People who do this- ewww. Pressing grease out of your food with napkins is disgusting!
I’m not vegetarian, but I don’t eat meat or chicken in non-kosher restaurants. My approach to restaurants like that is… don’t eat there. It’s not as if there aren’t other restaurants that are friendlier to my dietary needs.
Get a clue. If you had similar problems, you’d probably be doing about the same.
I don’t fault you for your lack of compassion, though. It’s human nature to not have compassion if we haven’t had some sort of similar suffering, and you clearly haven’t.
Sometimes, for a reason or another, I have no choice. Luckily my not eating meat is not a religious or ethical dilemma for me, I just prefer not to. I also prefer if the people with me don’t have to spend any time pondering about my dietary choices. So I just shut up and eat as best as I can.
I am aware that doing this is not possible for some people (allergies, religion, ethics, whatever), but it works for me.
I certainly can’t fault you for your lack of life experience, can I? If you don’t have it, you don’t have it. It would be like faulting you for being rude toward someone who was complaining about changing a flat tire in the rain at night, if you’ve never even touched a tire.
It’s not that I don’t LIKE changing a tire in the rain at night, I CAN’T. It’s not a choice. When I touch rubber I break out. If the tire has been heated to more than 118 degrees I get violently ill. The human body was not designed to change tires (except for the few parts of the world where the tire changing gene mutation is common). It’s not just one kind of tire either; I’m allergic (or sensitive) to 135 kinds of tires: truck, small cars, large cars, pickups, and wagons. You have no idea how inconvenient this is. My cousin’s doctor (he is a ‘doctor’ even though he’s a Naturopath) told him that some tires have chemicals that are derived from animal sources, so even if I could actually touch the tire I refuse to do so.
Now sometimes I might be able to tolerate changing a small tire, especially if I’m going someplace like a wedding, but just because you saw me change a tire before doesn’t mean I can do it again.
I totally believe that some people have very real allergies. I know that bad things will happen to them if they eat the wrong thing.

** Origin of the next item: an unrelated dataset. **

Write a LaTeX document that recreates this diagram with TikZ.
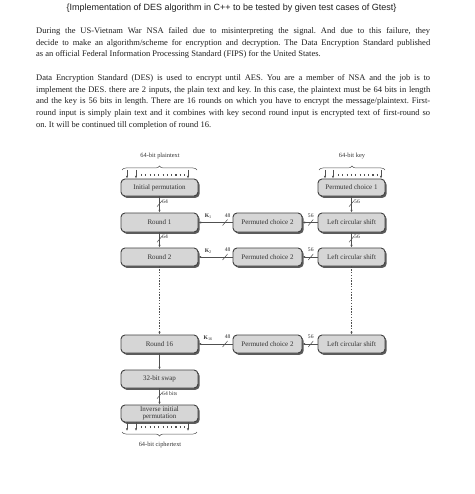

I don’t think that people who are always sensitive to certain foods are who the OP was pitting.
Its the ones who say that they are allergic when they just don’t like something who upset me. The person I mentioned upthread who has the food allergy of the day, unless she likes it makes me nuts.
People like Lynn, who are always sensitive or allergic to certain things are the ones who get told to just suck it up, or even worse get fed stuff that will make her sick so the controlling fuck can see her eat and not die right away while laughing…see…you aren’t really allergic afterall. You ate pepper and nothing happened, hahahaha.
I try to avoid eating anything that walks and breaths air. I’m not allergic, but my system isn’t used to eating that sort of stuff anymore. When I do eat something that has been made with meat, my distress isn’t instant, but its very real.
Not so much that. But if I were— let’s say an unsigned editorialist— tasked with dreaming up a list of questionable ailments suffered by a stereotypical Straight Doper, I could do no better than a mysterious allergy that excludes all fresh fruits and vegetables, yet happily permits French fries and donuts.
Could easily be Oral Allergy Syndrome, which is fairly specific to unprocessed fruits and vegetables, because the offending proteins are denatured by cooking.
Unlike many food reactions, which are actually food intolerances, this is a true allergy.
I’m allergic to everything except salt, and it has to be locally grown, free-range salt harvested cruelty-free, with no parabens and not processed within the same zip code of a peanut.
I have OAS. It does not cover all fruits and vegetables that exist in the world. That Wikipedia link has a list of associated fruits and vegetables, and I notice a lack of leafy greens and cruciferous vegetables, for example.
“I would like a bowl of boiling hot water, with ice, but I don’t want the ice to melt and get all small. And I want my turkey sandwich cut into fourteen quadrants, I know it’s impossible but quadrants, and dropped onto my plate from a height of ten feet with an attitude of regret. Tee hee, sorry to be such a pain!”
Some people have. Some people haven’t. (Some) Southeast Asians are particularly susceptible to lactose intolerance because they don’t have a history of dairy consumption.